• Dataset extract
* Start *

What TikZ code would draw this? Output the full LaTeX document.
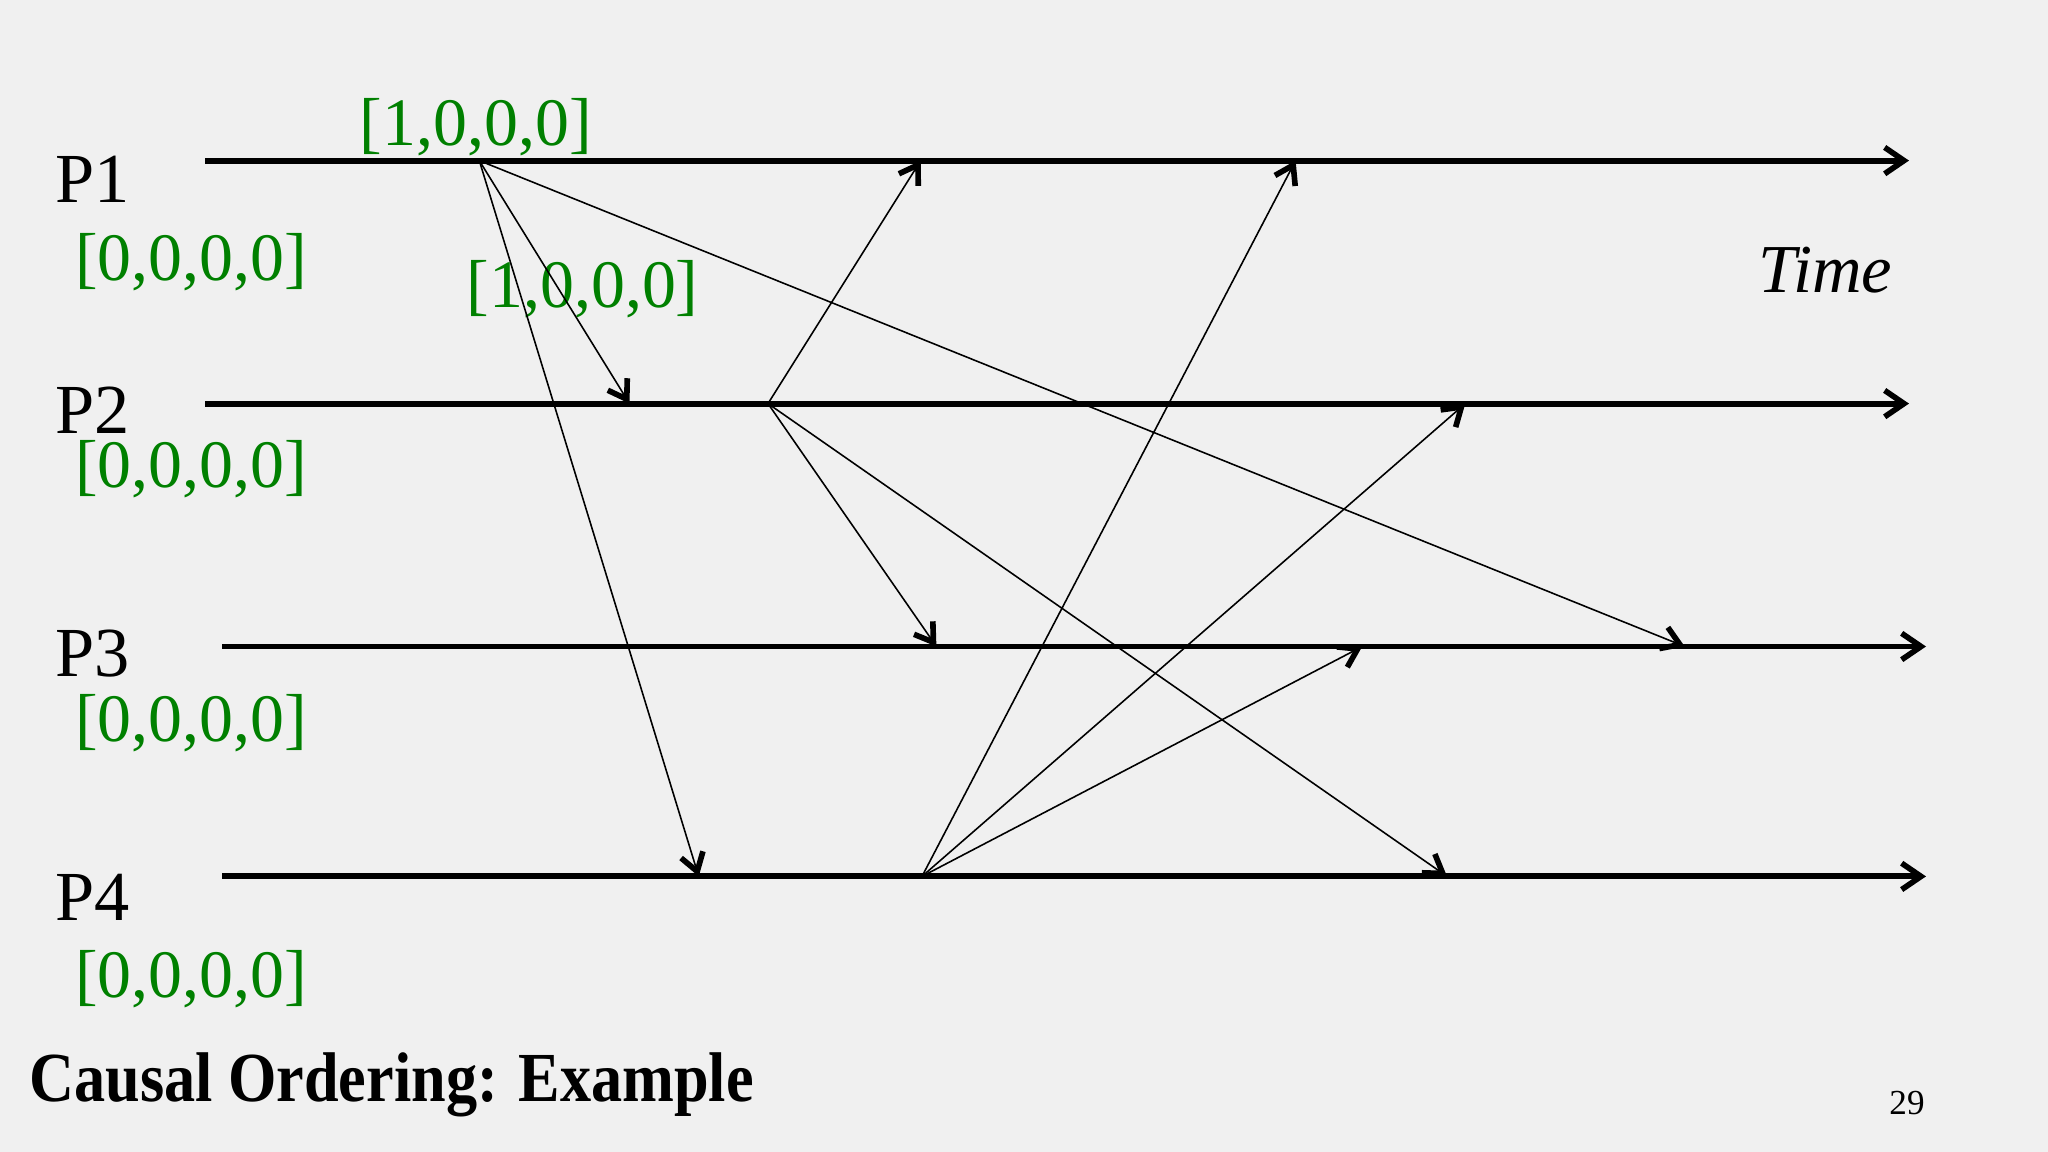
\documentclass[tikz,border=0pt]{standalone}
\usepackage{fontspec}
\setmainfont{Liberation Serif}
\usepackage{graphicx}
\usetikzlibrary{arrows.meta}
\definecolor{bg}{RGB}{240,240,240}
\definecolor{vgreen}{RGB}{0,128,0}
\tikzset{
  timeline/.style={line width=1.7pt, -{Straight Barb[length=5.5pt,width=7.5pt,line width=1.6pt]}},
  msg/.style={line width=0.45pt, -{Straight Barb[length=5pt,width=6.5pt,line width=1.6pt]}},
  plabel/.style={anchor=base west, inner sep=0pt, font=\fontsize{20}{22}\selectfont},
  vclock/.style={anchor=base west, inner sep=0pt, text=vgreen, font=\fontsize{19.3}{22}\selectfont},
}
\begin{document}
\begin{tikzpicture}[x=0.01cm, y=-0.01cm]
\useasboundingbox (0,0) rectangle (2048,1152);
\fill[bg] (0,0) rectangle (2048,1152);

% timelines
\coordinate (l1s) at (205,160.6);  \coordinate (l1e) at (1909,160.6);
\coordinate (l2s) at (205,403.6);  \coordinate (l2e) at (1909,403.6);
\coordinate (l3s) at (222,646.5);  \coordinate (l3e) at (1926,646.5);
\coordinate (l4s) at (222,876.4);  \coordinate (l4e) at (1926,876.4);
\draw[timeline] (l1s) -- (l1e);
\draw[timeline] (l2s) -- (l2e);
\draw[timeline] (l3s) -- (l3e);
\draw[timeline] (l4s) -- (l4e);

% process labels
\node[plabel] (p1) at (55,202.4) {P1};
\node[plabel] (p2) at (55,433.6) {P2};
\node[plabel] (p3) at (55,676.5) {P3};
\node[plabel] (p4) at (55,920.7) {P4};

% vector clocks
\node[vclock] (v1) at (74.4,280.8) {[0,0,0,0]};
\node[vclock] (v2) at (74.4,487.1) {[0,0,0,0]};
\node[vclock] (v3) at (74.4,741.8) {[0,0,0,0]};
\node[vclock] (v4) at (74.4,997.8) {[0,0,0,0]};
\node[vclock] (t1) at (359.2,146) {[1,0,0,0]};
\node[vclock] (t2) at (466,308) {[1,0,0,0]};

% events
\coordinate (s1) at (479.3,160.6);
\coordinate (s2) at (768,403.6);
\coordinate (s4) at (922,876.4);
\coordinate (r12) at (629.5,403.6);
\coordinate (r14) at (698.7,876.4);
\coordinate (r13) at (1684.7,646.5);
\coordinate (r21) at (920.7,160.6);
\coordinate (r23) at (936.4,646.5);
\coordinate (r24) at (1447,876.4);
\coordinate (r41) at (1295.6,160.6);
\coordinate (r42) at (1465.3,403.6);
\coordinate (r43) at (1362.2,646.5);

% messages
\draw[msg] (s1) -- (r12);
\draw[msg] (s1) -- (r14);
\draw[msg] (s1) -- (r13);
\draw[msg] (s2) -- (r21);
\draw[msg] (s2) -- (r23);
\draw[msg] (s2) -- (r24);
\draw[msg] (s4) -- (r41);
\draw[msg] (s4) -- (r42);
\draw[msg] (s4) -- (r43);

% texts
\node[anchor=base west, inner sep=0pt, font=\fontsize{19.5}{22}\selectfont\itshape] (time) at (1758,292.5) {Time};
\node[anchor=base west, inner sep=0pt, font=\fontsize{20}{22}\selectfont\bfseries] (title) at (28.7,1101) {\scalebox{0.885}[1]{Causal Ordering: Example}};
\node[anchor=base, inner sep=0pt, font=\fontsize{10}{12}\selectfont] (page) at (1907,1114) {29};
\end{tikzpicture}
\end{document}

* End *

Keep every word of the data as it is when you write it out, but drop the pictures.

• Written answer
What TikZ code would draw this? Output the full LaTeX document.
\documentclass[tikz,border=0pt]{standalone}
\usepackage{fontspec}
\setmainfont{Liberation Serif}
\usepackage{graphicx}
\usetikzlibrary{arrows.meta}
\definecolor{bg}{RGB}{240,240,240}
\definecolor{vgreen}{RGB}{0,128,0}
\tikzset{
  timeline/.style={line width=1.7pt, -{Straight Barb[length=5.5pt,width=7.5pt,line width=1.6pt]}},
  msg/.style={line width=0.45pt, -{Straight Barb[length=5pt,width=6.5pt,line width=1.6pt]}},
  plabel/.style={anchor=base west, inner sep=0pt, font=\fontsize{20}{22}\selectfont},
  vclock/.style={anchor=base west, inner sep=0pt, text=vgreen, font=\fontsize{19.3}{22}\selectfont},
}
\begin{document}
\begin{tikzpicture}[x=0.01cm, y=-0.01cm]
\useasboundingbox (0,0) rectangle (2048,1152);
\fill[bg] (0,0) rectangle (2048,1152);

% timelines
\coordinate (l1s) at (205,160.6);  \coordinate (l1e) at (1909,160.6);
\coordinate (l2s) at (205,403.6);  \coordinate (l2e) at (1909,403.6);
\coordinate (l3s) at (222,646.5);  \coordinate (l3e) at (1926,646.5);
\coordinate (l4s) at (222,876.4);  \coordinate (l4e) at (1926,876.4);
\draw[timeline] (l1s) -- (l1e);
\draw[timeline] (l2s) -- (l2e);
\draw[timeline] (l3s) -- (l3e);
\draw[timeline] (l4s) -- (l4e);

% process labels
\node[plabel] (p1) at (55,202.4) {P1};
\node[plabel] (p2) at (55,433.6) {P2};
\node[plabel] (p3) at (55,676.5) {P3};
\node[plabel] (p4) at (55,920.7) {P4};

% vector clocks
\node[vclock] (v1) at (74.4,280.8) {[0,0,0,0]};
\node[vclock] (v2) at (74.4,487.1) {[0,0,0,0]};
\node[vclock] (v3) at (74.4,741.8) {[0,0,0,0]};
\node[vclock] (v4) at (74.4,997.8) {[0,0,0,0]};
\node[vclock] (t1) at (359.2,146) {[1,0,0,0]};
\node[vclock] (t2) at (466,308) {[1,0,0,0]};

% events
\coordinate (s1) at (479.3,160.6);
\coordinate (s2) at (768,403.6);
\coordinate (s4) at (922,876.4);
\coordinate (r12) at (629.5,403.6);
\coordinate (r14) at (698.7,876.4);
\coordinate (r13) at (1684.7,646.5);
\coordinate (r21) at (920.7,160.6);
\coordinate (r23) at (936.4,646.5);
\coordinate (r24) at (1447,876.4);
\coordinate (r41) at (1295.6,160.6);
\coordinate (r42) at (1465.3,403.6);
\coordinate (r43) at (1362.2,646.5);

% messages
\draw[msg] (s1) -- (r12);
\draw[msg] (s1) -- (r14);
\draw[msg] (s1) -- (r13);
\draw[msg] (s2) -- (r21);
\draw[msg] (s2) -- (r23);
\draw[msg] (s2) -- (r24);
\draw[msg] (s4) -- (r41);
\draw[msg] (s4) -- (r42);
\draw[msg] (s4) -- (r43);

% texts
\node[anchor=base west, inner sep=0pt, font=\fontsize{19.5}{22}\selectfont\itshape] (time) at (1758,292.5) {Time};
\node[anchor=base west, inner sep=0pt, font=\fontsize{20}{22}\selectfont\bfseries] (title) at (28.7,1101) {\scalebox{0.885}[1]{Causal Ordering: Example}};
\node[anchor=base, inner sep=0pt, font=\fontsize{10}{12}\selectfont] (page) at (1907,1114) {29};
\end{tikzpicture}
\end{document}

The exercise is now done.